#### Short problem:
Search the entries for the word "LaTeX" and pull out each line that has it.

#### Entries shown:
====
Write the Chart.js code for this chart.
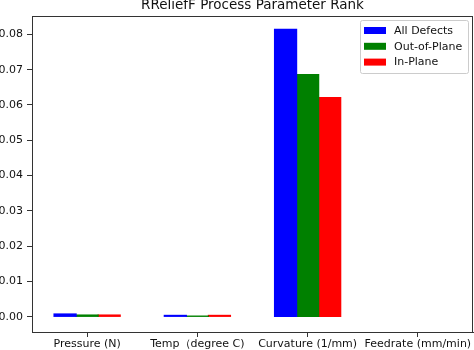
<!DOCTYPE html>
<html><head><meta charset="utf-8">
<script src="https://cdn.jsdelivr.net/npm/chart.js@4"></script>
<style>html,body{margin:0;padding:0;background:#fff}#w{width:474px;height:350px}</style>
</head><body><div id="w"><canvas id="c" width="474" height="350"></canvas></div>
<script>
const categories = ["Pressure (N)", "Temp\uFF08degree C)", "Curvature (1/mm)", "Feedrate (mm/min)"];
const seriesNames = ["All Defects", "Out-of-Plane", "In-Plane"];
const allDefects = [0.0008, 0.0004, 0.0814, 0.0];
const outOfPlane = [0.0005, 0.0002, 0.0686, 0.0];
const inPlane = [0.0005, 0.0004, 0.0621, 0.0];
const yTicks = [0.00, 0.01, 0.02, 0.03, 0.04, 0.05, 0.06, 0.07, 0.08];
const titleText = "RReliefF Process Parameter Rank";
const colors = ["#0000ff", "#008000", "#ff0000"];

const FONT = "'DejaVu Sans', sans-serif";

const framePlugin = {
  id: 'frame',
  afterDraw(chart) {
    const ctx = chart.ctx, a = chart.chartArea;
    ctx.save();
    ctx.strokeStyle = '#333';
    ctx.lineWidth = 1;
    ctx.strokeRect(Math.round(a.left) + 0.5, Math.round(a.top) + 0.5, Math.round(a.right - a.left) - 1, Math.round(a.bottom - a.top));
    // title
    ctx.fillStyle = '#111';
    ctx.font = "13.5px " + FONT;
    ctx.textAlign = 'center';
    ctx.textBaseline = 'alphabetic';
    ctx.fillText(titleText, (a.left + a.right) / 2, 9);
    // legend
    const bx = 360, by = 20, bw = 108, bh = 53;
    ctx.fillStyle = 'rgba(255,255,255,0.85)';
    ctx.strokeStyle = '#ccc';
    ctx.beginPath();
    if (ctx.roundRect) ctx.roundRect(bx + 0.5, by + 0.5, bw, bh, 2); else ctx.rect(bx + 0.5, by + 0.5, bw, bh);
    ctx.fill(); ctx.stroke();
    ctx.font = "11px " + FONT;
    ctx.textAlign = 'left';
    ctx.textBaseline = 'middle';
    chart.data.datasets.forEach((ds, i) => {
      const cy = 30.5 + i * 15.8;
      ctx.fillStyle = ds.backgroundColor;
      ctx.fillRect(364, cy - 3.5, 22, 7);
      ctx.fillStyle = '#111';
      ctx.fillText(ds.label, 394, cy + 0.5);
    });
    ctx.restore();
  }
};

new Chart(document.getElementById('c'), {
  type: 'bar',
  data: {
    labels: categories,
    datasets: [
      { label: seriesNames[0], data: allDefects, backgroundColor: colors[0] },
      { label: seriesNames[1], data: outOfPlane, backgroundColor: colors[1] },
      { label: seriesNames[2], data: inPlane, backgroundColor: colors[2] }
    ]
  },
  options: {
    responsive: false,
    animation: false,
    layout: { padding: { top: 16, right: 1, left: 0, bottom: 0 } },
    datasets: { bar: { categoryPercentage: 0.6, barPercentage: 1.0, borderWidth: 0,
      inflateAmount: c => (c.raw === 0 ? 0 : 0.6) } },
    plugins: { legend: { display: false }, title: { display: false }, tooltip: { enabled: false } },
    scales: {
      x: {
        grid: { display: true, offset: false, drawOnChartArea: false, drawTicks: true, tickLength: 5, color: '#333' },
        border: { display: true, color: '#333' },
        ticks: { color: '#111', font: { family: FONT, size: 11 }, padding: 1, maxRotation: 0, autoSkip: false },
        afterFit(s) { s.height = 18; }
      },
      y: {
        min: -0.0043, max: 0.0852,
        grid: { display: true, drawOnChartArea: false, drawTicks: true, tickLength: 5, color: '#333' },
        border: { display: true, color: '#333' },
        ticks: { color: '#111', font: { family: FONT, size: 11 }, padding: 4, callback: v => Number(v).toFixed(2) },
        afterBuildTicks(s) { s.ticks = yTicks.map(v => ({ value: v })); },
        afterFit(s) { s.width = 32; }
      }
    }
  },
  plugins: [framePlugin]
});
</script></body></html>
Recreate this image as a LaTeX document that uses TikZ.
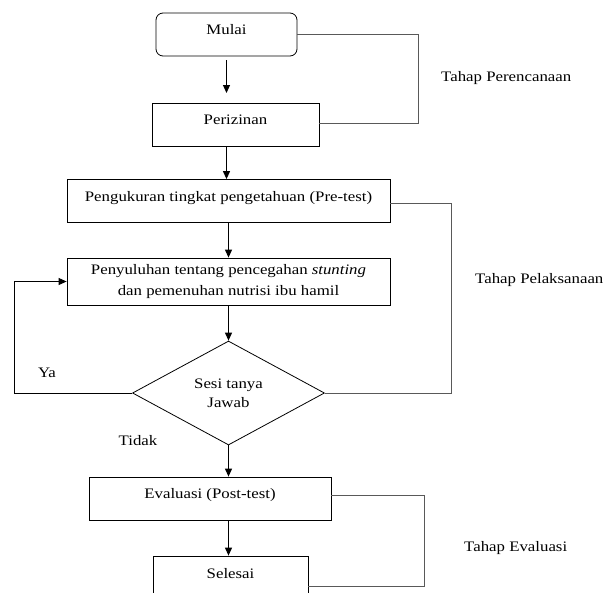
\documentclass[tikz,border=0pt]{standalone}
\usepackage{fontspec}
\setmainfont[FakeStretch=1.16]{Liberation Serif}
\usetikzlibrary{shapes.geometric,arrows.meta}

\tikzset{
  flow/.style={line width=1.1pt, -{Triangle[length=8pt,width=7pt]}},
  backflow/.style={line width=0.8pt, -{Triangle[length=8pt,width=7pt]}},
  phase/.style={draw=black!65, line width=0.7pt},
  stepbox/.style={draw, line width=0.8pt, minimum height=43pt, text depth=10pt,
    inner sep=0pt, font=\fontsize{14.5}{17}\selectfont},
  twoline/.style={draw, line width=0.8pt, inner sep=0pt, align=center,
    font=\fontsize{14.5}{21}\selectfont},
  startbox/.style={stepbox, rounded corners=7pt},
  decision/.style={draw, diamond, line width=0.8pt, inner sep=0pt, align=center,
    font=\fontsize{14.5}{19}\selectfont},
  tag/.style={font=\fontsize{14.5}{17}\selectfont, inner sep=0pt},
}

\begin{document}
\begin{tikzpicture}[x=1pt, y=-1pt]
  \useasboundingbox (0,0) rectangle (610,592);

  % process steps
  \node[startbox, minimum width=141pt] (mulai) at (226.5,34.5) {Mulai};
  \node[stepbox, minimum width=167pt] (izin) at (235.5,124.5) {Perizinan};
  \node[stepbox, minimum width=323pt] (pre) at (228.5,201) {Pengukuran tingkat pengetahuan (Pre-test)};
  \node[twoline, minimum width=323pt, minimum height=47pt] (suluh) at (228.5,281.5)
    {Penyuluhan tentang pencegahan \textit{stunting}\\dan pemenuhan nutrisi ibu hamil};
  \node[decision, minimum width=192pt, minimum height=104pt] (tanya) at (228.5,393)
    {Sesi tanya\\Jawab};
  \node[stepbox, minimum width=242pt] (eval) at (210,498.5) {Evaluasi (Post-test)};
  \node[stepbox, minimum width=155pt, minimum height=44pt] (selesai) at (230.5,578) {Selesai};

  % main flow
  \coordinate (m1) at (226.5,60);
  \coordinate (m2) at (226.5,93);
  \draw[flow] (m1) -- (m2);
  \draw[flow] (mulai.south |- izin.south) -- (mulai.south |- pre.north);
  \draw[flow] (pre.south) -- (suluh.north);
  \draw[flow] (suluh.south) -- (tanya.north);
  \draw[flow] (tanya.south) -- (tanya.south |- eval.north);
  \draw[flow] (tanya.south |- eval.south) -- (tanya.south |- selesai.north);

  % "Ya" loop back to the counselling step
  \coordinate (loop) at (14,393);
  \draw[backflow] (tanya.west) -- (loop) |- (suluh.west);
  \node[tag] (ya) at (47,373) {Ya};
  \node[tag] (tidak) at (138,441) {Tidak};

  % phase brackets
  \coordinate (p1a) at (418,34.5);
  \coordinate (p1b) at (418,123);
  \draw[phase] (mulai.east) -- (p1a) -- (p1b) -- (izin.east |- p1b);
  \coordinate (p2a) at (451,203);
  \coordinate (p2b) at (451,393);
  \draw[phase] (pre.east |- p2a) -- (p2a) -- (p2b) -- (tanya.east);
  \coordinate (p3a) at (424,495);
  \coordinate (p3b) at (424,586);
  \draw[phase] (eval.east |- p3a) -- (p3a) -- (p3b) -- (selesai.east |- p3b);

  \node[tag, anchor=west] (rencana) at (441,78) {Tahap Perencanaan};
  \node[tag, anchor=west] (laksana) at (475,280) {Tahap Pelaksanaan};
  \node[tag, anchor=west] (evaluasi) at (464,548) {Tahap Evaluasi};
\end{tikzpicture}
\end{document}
====
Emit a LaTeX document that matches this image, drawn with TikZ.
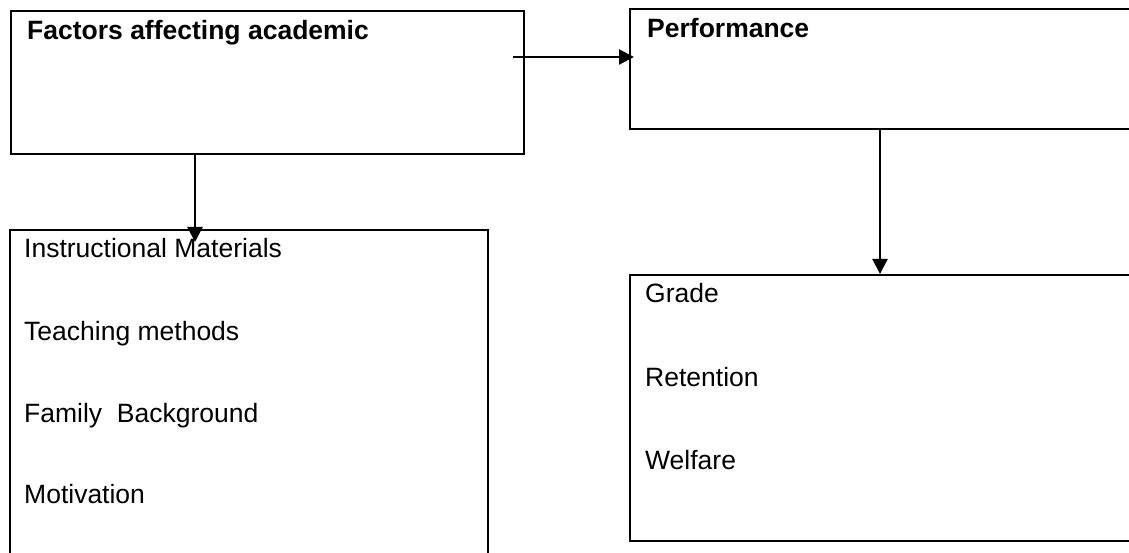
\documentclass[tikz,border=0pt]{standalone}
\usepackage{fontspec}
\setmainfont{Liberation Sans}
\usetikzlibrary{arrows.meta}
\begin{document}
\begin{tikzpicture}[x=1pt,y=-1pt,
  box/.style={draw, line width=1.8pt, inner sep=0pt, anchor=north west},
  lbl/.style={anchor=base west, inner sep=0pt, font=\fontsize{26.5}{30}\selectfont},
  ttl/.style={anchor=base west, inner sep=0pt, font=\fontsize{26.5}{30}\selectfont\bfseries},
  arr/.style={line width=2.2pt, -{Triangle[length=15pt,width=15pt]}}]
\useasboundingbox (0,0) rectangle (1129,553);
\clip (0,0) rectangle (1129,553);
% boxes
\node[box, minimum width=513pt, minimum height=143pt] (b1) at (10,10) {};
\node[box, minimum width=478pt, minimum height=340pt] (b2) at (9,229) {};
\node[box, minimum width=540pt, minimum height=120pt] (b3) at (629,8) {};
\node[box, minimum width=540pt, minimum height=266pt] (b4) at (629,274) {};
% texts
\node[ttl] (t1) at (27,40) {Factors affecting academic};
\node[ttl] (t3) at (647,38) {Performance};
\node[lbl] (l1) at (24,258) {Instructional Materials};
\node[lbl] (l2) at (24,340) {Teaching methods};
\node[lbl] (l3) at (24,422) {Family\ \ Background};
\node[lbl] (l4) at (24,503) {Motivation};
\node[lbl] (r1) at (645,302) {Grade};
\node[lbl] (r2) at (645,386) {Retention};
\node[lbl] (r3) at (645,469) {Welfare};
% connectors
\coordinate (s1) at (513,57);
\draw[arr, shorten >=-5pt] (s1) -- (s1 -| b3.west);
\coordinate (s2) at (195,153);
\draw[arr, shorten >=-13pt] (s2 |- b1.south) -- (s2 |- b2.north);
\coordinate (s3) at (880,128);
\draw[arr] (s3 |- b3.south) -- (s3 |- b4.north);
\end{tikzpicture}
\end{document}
====
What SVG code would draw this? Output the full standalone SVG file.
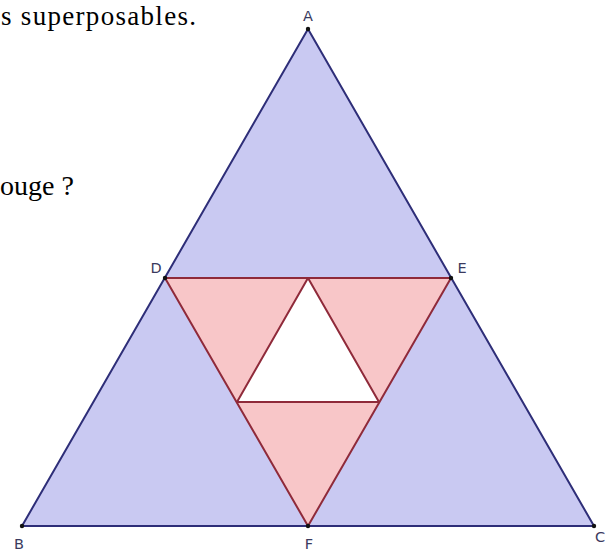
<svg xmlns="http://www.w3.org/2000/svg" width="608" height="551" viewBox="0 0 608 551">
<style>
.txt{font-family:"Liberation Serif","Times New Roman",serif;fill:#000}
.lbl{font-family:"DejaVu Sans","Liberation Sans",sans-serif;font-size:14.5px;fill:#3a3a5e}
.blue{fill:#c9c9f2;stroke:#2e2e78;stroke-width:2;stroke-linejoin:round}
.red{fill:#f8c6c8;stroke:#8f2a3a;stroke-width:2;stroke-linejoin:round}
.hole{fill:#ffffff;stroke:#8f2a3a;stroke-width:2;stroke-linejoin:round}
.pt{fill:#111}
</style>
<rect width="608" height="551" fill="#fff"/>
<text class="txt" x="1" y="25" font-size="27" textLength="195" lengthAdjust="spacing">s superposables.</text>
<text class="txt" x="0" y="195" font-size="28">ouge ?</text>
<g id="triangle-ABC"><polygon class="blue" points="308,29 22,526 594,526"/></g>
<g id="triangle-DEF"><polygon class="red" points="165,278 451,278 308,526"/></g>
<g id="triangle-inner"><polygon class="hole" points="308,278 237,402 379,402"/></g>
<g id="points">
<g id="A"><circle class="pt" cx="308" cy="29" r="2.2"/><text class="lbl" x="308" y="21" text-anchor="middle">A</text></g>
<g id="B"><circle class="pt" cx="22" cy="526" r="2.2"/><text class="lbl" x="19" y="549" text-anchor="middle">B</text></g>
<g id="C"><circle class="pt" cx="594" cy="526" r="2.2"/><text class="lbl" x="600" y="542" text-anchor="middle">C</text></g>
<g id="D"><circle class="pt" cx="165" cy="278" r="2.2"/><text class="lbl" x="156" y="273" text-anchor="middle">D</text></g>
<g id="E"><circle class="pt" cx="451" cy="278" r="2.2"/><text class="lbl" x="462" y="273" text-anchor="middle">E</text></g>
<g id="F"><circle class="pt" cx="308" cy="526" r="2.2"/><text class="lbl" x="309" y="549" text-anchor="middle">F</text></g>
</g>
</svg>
====
#### Output of the exercise:
Recreate this image as a LaTeX document that uses TikZ.
Emit a LaTeX document that matches this image, drawn with TikZ.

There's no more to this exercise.